● **Material**:

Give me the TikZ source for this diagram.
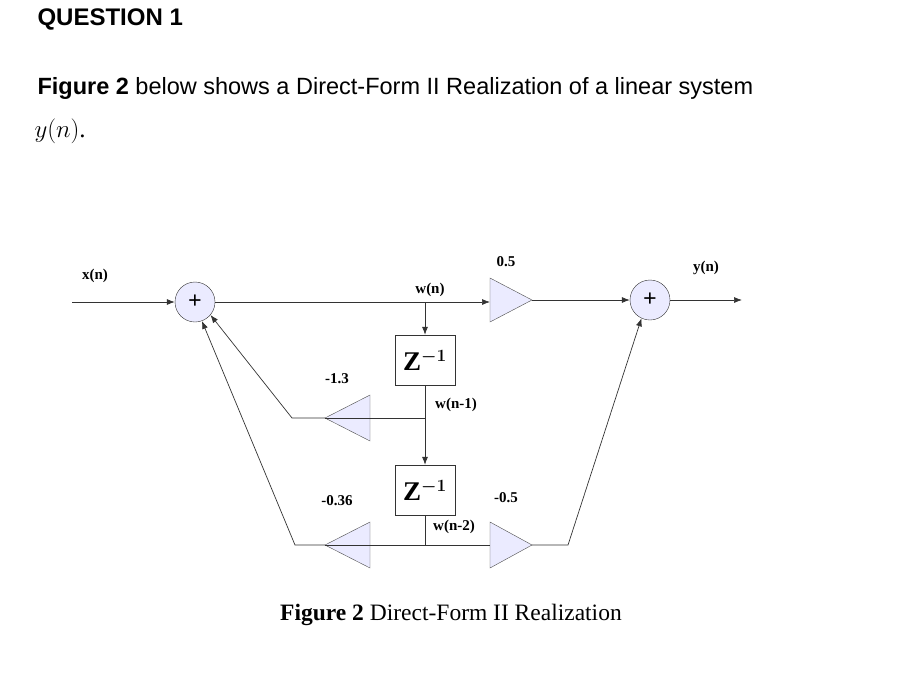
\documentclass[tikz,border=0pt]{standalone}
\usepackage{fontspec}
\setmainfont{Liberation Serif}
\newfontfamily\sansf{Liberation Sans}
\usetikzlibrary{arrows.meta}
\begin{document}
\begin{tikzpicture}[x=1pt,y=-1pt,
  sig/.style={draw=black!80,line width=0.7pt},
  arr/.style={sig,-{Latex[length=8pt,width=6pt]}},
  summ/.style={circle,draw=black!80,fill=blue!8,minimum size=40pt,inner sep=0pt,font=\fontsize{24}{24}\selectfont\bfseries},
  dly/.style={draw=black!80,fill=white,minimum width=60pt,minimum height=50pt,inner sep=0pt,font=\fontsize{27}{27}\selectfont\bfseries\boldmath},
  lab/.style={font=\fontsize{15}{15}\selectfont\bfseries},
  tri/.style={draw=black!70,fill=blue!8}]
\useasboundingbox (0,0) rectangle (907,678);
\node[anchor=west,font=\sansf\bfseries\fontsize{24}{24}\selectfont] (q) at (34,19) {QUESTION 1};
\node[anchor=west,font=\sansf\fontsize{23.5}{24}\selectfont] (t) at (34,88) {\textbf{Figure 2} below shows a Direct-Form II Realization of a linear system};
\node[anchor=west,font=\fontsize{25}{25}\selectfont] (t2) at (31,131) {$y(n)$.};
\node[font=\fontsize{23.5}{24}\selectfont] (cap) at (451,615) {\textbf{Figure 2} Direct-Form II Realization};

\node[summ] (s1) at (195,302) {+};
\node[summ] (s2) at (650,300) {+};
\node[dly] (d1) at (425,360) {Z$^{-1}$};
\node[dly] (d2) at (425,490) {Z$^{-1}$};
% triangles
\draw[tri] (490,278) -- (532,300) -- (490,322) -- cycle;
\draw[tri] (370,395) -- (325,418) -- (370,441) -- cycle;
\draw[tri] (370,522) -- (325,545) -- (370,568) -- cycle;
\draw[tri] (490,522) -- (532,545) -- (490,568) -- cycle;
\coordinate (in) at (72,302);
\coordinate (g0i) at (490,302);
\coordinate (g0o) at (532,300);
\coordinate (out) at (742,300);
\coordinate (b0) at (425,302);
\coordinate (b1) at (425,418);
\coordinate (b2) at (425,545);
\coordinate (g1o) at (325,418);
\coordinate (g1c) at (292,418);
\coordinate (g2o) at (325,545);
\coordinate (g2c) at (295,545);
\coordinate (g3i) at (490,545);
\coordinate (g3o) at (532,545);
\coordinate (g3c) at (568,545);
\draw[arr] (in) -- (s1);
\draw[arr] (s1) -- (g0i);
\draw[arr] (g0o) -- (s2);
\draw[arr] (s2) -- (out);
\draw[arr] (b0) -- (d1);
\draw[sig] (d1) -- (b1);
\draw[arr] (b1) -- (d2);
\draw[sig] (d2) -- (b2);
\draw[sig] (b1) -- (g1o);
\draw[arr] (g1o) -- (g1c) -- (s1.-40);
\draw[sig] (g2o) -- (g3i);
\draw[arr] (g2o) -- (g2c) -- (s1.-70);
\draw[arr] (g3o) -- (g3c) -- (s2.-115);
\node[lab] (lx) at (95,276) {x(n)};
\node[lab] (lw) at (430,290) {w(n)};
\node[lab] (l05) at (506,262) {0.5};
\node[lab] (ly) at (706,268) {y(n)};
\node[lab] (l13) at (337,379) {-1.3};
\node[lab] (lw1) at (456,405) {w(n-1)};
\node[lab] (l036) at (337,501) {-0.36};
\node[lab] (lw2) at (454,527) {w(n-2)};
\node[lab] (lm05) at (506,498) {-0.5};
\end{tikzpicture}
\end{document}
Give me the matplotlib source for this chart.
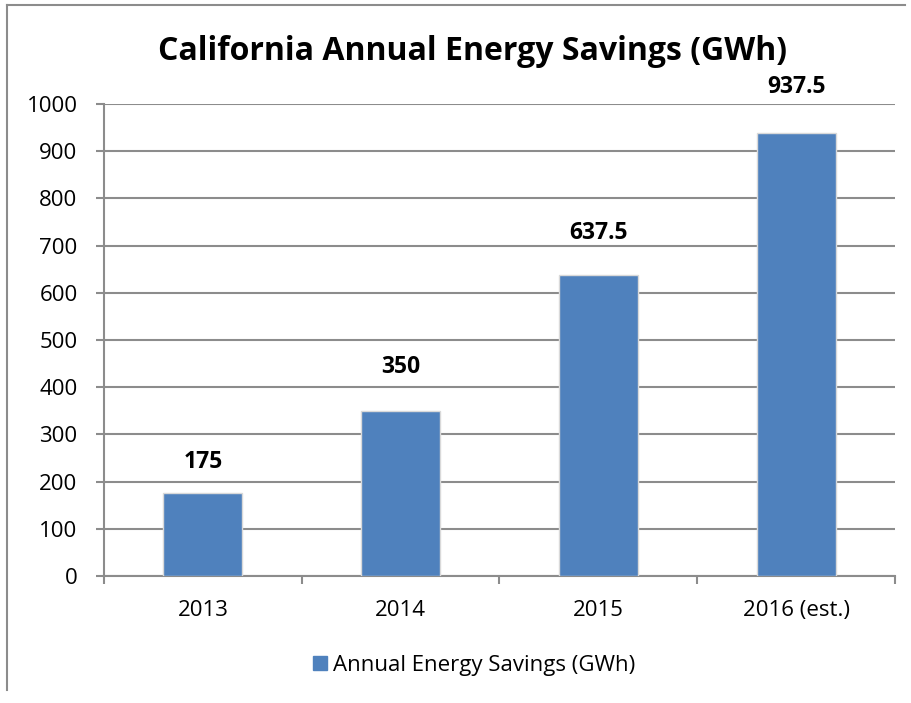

● **Exercise task**: Write the lines above out again exactly, without any of their pictures.

● **Written reply**:
Give me the TikZ source for this diagram.
\documentclass[tikz,border=0pt]{standalone}
\usepackage{fontspec}
\setmainfont{Liberation Serif}
\newfontfamily\sansf{Liberation Sans}
\usetikzlibrary{arrows.meta}
\begin{document}
\begin{tikzpicture}[x=1pt,y=-1pt,
  sig/.style={draw=black!80,line width=0.7pt},
  arr/.style={sig,-{Latex[length=8pt,width=6pt]}},
  summ/.style={circle,draw=black!80,fill=blue!8,minimum size=40pt,inner sep=0pt,font=\fontsize{24}{24}\selectfont\bfseries},
  dly/.style={draw=black!80,fill=white,minimum width=60pt,minimum height=50pt,inner sep=0pt,font=\fontsize{27}{27}\selectfont\bfseries\boldmath},
  lab/.style={font=\fontsize{15}{15}\selectfont\bfseries},
  tri/.style={draw=black!70,fill=blue!8}]
\useasboundingbox (0,0) rectangle (907,678);
\node[anchor=west,font=\sansf\bfseries\fontsize{24}{24}\selectfont] (q) at (34,19) {QUESTION 1};
\node[anchor=west,font=\sansf\fontsize{23.5}{24}\selectfont] (t) at (34,88) {\textbf{Figure 2} below shows a Direct-Form II Realization of a linear system};
\node[anchor=west,font=\fontsize{25}{25}\selectfont] (t2) at (31,131) {$y(n)$.};
\node[font=\fontsize{23.5}{24}\selectfont] (cap) at (451,615) {\textbf{Figure 2} Direct-Form II Realization};

\node[summ] (s1) at (195,302) {+};
\node[summ] (s2) at (650,300) {+};
\node[dly] (d1) at (425,360) {Z$^{-1}$};
\node[dly] (d2) at (425,490) {Z$^{-1}$};
% triangles
\draw[tri] (490,278) -- (532,300) -- (490,322) -- cycle;
\draw[tri] (370,395) -- (325,418) -- (370,441) -- cycle;
\draw[tri] (370,522) -- (325,545) -- (370,568) -- cycle;
\draw[tri] (490,522) -- (532,545) -- (490,568) -- cycle;
\coordinate (in) at (72,302);
\coordinate (g0i) at (490,302);
\coordinate (g0o) at (532,300);
\coordinate (out) at (742,300);
\coordinate (b0) at (425,302);
\coordinate (b1) at (425,418);
\coordinate (b2) at (425,545);
\coordinate (g1o) at (325,418);
\coordinate (g1c) at (292,418);
\coordinate (g2o) at (325,545);
\coordinate (g2c) at (295,545);
\coordinate (g3i) at (490,545);
\coordinate (g3o) at (532,545);
\coordinate (g3c) at (568,545);
\draw[arr] (in) -- (s1);
\draw[arr] (s1) -- (g0i);
\draw[arr] (g0o) -- (s2);
\draw[arr] (s2) -- (out);
\draw[arr] (b0) -- (d1);
\draw[sig] (d1) -- (b1);
\draw[arr] (b1) -- (d2);
\draw[sig] (d2) -- (b2);
\draw[sig] (b1) -- (g1o);
\draw[arr] (g1o) -- (g1c) -- (s1.-40);
\draw[sig] (g2o) -- (g3i);
\draw[arr] (g2o) -- (g2c) -- (s1.-70);
\draw[arr] (g3o) -- (g3c) -- (s2.-115);
\node[lab] (lx) at (95,276) {x(n)};
\node[lab] (lw) at (430,290) {w(n)};
\node[lab] (l05) at (506,262) {0.5};
\node[lab] (ly) at (706,268) {y(n)};
\node[lab] (l13) at (337,379) {-1.3};
\node[lab] (lw1) at (456,405) {w(n-1)};
\node[lab] (l036) at (337,501) {-0.36};
\node[lab] (lw2) at (454,527) {w(n-2)};
\node[lab] (lm05) at (506,498) {-0.5};
\end{tikzpicture}
\end{document}
Give me the matplotlib source for this chart.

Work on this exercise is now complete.